--- START RECORDED DATA ---
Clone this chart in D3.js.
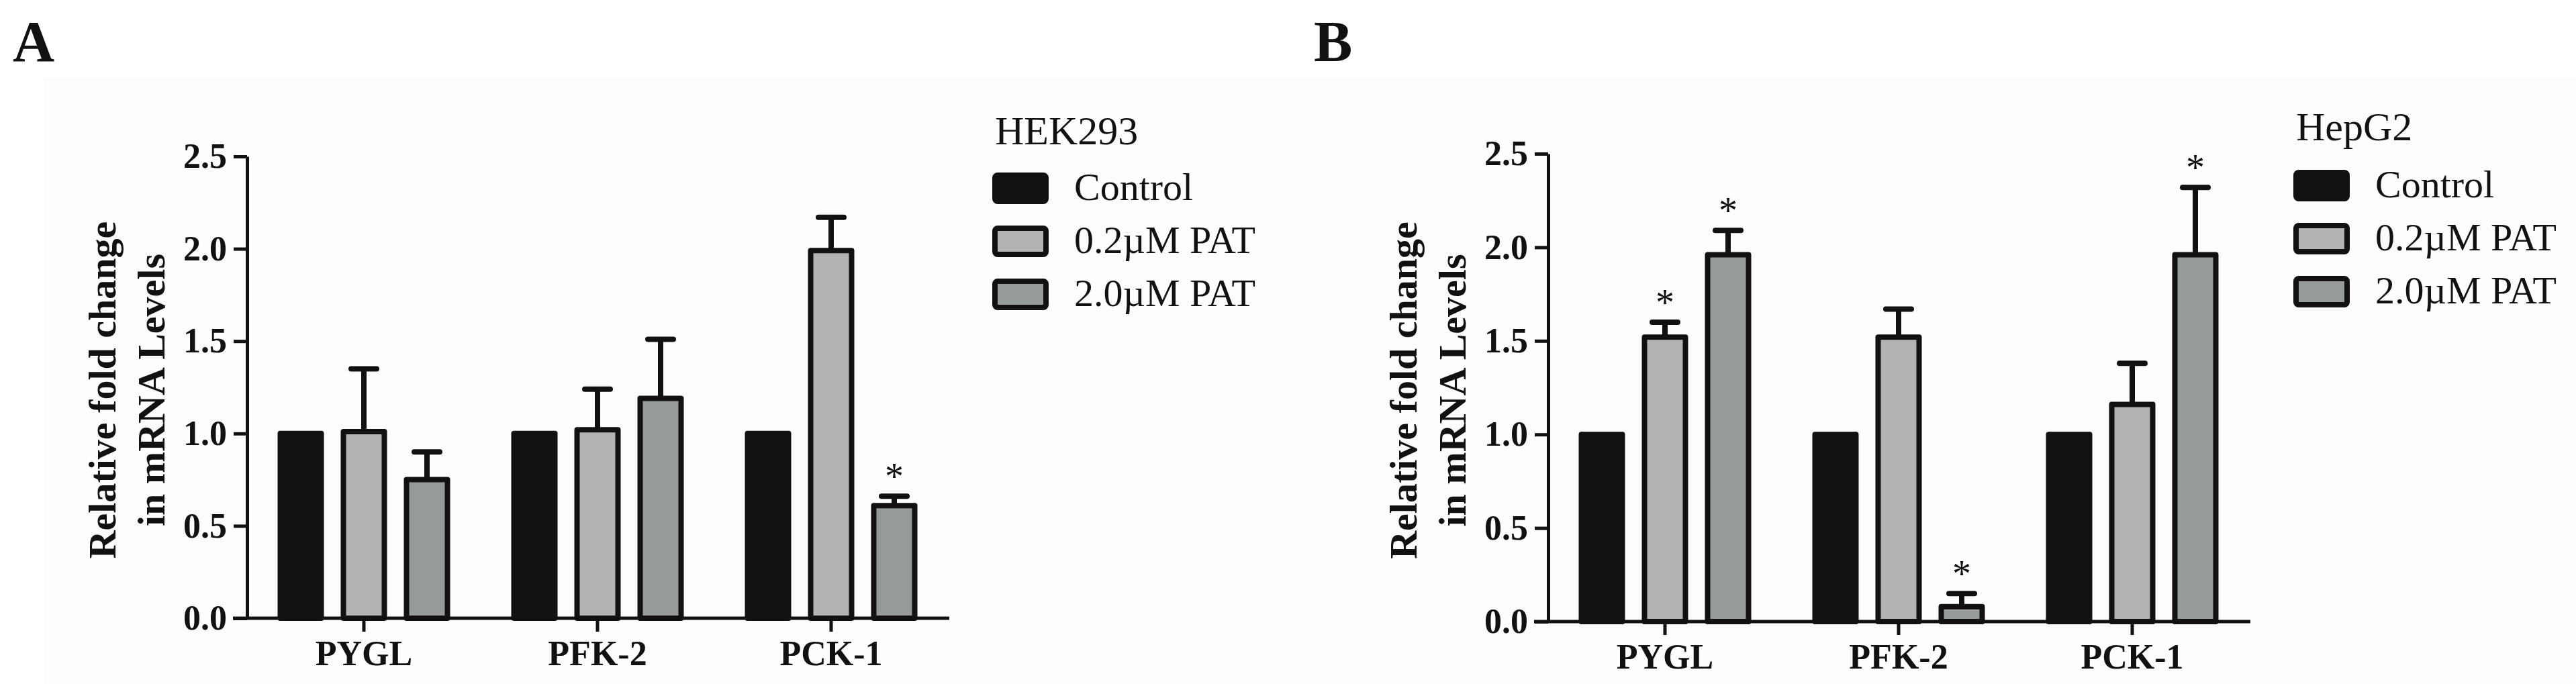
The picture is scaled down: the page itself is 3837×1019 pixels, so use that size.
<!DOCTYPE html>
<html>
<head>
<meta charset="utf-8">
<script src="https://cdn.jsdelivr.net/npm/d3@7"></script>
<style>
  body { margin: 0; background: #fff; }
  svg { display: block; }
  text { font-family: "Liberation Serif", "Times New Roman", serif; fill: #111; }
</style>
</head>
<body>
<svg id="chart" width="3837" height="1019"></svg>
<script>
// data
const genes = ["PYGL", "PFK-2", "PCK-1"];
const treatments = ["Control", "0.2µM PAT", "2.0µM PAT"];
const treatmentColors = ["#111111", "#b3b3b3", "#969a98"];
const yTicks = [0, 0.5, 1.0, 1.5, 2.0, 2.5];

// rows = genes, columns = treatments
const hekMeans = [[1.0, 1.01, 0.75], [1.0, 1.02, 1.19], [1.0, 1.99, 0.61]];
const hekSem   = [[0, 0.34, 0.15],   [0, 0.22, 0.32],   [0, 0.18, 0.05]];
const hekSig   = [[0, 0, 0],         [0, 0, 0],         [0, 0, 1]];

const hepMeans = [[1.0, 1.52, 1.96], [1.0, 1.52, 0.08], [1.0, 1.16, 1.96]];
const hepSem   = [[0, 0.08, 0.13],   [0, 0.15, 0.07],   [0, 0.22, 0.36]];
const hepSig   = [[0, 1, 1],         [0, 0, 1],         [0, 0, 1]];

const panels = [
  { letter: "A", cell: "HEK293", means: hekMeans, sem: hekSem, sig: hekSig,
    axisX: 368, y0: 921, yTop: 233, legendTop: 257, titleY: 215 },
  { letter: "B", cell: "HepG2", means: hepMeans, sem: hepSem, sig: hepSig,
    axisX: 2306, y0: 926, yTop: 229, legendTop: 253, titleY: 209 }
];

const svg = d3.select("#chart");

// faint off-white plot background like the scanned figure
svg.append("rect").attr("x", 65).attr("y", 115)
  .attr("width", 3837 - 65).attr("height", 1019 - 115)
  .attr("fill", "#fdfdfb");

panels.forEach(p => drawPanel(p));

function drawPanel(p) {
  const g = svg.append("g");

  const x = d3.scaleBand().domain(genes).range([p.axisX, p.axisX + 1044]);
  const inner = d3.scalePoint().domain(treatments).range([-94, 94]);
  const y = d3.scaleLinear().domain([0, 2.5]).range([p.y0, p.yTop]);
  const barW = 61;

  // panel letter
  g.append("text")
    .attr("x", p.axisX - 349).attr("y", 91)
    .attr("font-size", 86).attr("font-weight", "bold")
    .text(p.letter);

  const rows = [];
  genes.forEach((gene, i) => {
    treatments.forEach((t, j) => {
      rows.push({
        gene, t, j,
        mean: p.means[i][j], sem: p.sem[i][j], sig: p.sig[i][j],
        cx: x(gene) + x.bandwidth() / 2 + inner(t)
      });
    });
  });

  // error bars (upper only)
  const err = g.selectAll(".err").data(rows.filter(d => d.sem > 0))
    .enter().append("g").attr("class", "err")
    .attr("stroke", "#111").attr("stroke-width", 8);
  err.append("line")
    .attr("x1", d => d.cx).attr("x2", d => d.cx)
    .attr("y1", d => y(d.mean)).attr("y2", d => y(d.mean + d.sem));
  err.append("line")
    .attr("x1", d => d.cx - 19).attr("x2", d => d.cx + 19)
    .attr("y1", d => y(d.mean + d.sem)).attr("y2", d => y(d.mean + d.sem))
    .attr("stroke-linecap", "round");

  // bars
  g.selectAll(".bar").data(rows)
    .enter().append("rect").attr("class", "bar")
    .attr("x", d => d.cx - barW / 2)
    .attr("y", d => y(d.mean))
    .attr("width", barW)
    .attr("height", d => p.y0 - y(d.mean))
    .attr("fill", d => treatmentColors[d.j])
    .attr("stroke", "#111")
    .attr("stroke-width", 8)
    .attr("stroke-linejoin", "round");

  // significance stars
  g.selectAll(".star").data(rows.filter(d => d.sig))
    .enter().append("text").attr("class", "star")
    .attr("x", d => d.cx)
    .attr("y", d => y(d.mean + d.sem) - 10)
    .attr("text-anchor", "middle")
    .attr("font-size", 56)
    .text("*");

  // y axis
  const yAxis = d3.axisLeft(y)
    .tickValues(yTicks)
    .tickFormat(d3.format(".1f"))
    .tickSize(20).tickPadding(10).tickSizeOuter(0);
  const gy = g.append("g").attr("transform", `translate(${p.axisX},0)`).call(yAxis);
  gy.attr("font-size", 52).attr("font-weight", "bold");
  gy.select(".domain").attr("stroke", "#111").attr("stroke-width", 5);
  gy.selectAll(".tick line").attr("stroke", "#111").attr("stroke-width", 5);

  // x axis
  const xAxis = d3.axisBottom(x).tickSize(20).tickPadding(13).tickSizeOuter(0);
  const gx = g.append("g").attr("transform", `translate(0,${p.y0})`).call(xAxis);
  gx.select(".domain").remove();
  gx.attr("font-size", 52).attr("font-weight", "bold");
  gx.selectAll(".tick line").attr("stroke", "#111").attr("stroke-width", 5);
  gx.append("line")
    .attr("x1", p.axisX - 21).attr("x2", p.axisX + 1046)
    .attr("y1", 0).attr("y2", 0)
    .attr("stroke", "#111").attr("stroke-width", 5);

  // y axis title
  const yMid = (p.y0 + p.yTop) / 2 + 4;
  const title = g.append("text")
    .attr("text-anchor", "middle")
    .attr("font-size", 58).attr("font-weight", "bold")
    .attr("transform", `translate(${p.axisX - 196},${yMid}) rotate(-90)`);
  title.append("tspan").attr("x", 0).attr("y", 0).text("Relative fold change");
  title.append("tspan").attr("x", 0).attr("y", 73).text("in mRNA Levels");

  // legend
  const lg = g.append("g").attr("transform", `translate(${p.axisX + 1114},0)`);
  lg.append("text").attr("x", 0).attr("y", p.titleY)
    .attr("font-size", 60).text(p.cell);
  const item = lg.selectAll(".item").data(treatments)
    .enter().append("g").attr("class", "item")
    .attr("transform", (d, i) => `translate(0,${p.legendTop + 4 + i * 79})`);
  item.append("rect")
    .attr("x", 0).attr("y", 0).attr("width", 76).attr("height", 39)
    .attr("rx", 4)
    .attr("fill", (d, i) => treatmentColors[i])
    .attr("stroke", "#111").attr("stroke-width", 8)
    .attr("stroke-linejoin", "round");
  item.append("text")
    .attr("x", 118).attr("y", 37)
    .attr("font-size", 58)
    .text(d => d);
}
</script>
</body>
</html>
--- END RECORDED DATA ---
--- START RECORDED DATA ---
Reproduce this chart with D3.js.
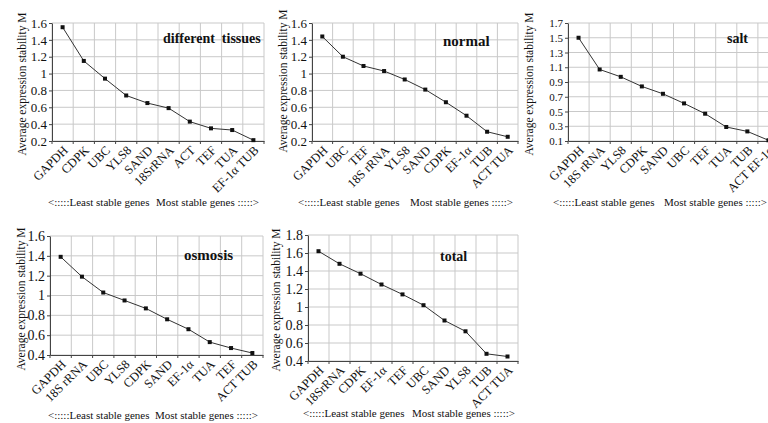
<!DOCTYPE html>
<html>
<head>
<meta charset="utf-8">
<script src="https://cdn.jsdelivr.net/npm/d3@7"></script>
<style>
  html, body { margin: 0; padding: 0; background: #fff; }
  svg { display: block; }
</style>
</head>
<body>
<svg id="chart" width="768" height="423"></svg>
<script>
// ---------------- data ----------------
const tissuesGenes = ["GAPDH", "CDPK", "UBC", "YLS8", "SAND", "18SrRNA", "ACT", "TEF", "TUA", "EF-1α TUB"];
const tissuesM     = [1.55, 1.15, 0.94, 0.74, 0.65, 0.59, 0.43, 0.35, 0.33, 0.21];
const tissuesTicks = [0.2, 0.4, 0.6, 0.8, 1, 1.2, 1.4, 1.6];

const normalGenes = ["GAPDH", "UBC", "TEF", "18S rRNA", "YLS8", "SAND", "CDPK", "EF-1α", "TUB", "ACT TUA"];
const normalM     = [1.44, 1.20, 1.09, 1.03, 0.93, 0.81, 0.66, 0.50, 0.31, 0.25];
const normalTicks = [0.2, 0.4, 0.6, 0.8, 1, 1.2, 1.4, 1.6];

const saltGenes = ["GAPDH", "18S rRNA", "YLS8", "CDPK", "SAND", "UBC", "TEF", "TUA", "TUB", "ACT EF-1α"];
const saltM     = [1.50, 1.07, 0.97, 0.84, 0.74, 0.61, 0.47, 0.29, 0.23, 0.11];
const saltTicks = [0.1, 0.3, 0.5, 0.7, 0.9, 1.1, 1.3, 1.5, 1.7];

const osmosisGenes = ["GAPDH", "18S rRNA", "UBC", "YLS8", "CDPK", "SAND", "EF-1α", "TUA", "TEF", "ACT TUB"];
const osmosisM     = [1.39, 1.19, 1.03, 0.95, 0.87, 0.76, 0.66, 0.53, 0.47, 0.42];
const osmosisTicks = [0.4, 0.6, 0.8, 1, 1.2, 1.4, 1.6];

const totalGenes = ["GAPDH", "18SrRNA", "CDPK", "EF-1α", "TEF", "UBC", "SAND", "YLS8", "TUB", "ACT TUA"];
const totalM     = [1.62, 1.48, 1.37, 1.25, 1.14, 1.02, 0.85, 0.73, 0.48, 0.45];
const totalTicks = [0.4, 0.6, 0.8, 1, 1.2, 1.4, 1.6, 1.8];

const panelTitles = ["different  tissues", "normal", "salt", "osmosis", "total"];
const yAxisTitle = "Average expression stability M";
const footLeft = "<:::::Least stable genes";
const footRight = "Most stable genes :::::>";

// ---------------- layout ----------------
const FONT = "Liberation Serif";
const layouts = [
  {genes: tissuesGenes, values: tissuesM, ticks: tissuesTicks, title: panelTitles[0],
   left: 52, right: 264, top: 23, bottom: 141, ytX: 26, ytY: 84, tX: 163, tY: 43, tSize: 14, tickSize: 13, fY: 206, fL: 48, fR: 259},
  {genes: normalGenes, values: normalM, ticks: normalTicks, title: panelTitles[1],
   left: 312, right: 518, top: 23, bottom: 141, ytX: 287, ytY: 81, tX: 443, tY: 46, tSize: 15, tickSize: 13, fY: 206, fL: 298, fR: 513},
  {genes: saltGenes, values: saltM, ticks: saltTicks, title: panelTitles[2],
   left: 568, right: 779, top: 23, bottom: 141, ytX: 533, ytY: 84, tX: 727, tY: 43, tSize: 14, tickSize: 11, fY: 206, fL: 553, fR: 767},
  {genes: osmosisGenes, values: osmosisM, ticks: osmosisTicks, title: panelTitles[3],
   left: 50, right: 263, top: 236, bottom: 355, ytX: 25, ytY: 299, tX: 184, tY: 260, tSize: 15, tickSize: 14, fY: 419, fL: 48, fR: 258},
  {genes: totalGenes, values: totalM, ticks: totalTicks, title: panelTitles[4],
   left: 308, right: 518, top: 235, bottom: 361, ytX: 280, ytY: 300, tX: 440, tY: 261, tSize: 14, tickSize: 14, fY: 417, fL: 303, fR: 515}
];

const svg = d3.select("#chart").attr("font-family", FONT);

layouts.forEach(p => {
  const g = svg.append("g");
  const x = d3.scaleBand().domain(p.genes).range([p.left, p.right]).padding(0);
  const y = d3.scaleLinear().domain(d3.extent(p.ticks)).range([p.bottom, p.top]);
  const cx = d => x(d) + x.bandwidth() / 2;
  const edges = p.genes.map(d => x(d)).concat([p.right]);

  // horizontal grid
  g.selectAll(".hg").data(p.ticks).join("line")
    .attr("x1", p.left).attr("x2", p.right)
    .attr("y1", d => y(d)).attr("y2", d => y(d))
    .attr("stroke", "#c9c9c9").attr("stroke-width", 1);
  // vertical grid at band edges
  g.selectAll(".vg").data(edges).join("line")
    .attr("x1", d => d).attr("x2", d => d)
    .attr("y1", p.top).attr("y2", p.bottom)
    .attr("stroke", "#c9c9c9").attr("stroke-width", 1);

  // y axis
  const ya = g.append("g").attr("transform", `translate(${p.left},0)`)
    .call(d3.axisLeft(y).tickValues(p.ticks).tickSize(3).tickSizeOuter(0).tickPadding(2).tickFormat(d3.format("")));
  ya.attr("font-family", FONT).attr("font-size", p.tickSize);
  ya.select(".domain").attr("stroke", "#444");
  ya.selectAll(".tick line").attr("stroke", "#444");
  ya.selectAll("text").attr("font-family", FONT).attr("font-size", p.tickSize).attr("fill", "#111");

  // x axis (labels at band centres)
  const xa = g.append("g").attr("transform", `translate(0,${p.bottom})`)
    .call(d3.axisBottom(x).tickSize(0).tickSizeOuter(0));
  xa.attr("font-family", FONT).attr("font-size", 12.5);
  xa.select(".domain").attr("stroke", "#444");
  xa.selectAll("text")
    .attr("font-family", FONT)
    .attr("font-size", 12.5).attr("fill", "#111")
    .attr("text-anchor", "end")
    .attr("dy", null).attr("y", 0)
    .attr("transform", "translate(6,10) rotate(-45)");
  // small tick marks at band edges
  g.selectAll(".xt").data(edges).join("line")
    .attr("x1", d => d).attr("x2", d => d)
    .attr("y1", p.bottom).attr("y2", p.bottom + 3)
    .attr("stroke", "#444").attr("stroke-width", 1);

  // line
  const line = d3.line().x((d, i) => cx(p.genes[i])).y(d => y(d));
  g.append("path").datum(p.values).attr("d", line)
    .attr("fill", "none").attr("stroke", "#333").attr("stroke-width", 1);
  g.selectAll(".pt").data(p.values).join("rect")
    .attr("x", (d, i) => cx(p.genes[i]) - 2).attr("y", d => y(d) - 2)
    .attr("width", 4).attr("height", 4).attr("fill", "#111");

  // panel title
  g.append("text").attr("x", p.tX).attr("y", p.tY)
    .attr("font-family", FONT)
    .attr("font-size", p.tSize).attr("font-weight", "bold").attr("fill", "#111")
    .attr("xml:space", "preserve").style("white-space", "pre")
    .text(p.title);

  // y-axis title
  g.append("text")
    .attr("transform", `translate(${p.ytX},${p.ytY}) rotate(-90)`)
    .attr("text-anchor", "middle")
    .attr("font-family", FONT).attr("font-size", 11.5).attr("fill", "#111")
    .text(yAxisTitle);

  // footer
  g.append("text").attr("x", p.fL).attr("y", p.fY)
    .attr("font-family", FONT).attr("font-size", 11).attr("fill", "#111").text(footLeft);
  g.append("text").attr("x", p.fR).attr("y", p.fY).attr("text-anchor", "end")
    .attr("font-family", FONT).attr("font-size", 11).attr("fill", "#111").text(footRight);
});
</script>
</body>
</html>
--- END RECORDED DATA ---
TASK BRIEF: Consider the entries above and return each line with the string "chart".

TASK ANSWER:
Clone this chart in D3.js.
<svg id="chart" width="3837" height="1019"></svg>
const svg = d3.select("#chart");
Reproduce this chart with D3.js.
<svg id="chart" width="768" height="423"></svg>
const svg = d3.select("#chart").attr("font-family", FONT);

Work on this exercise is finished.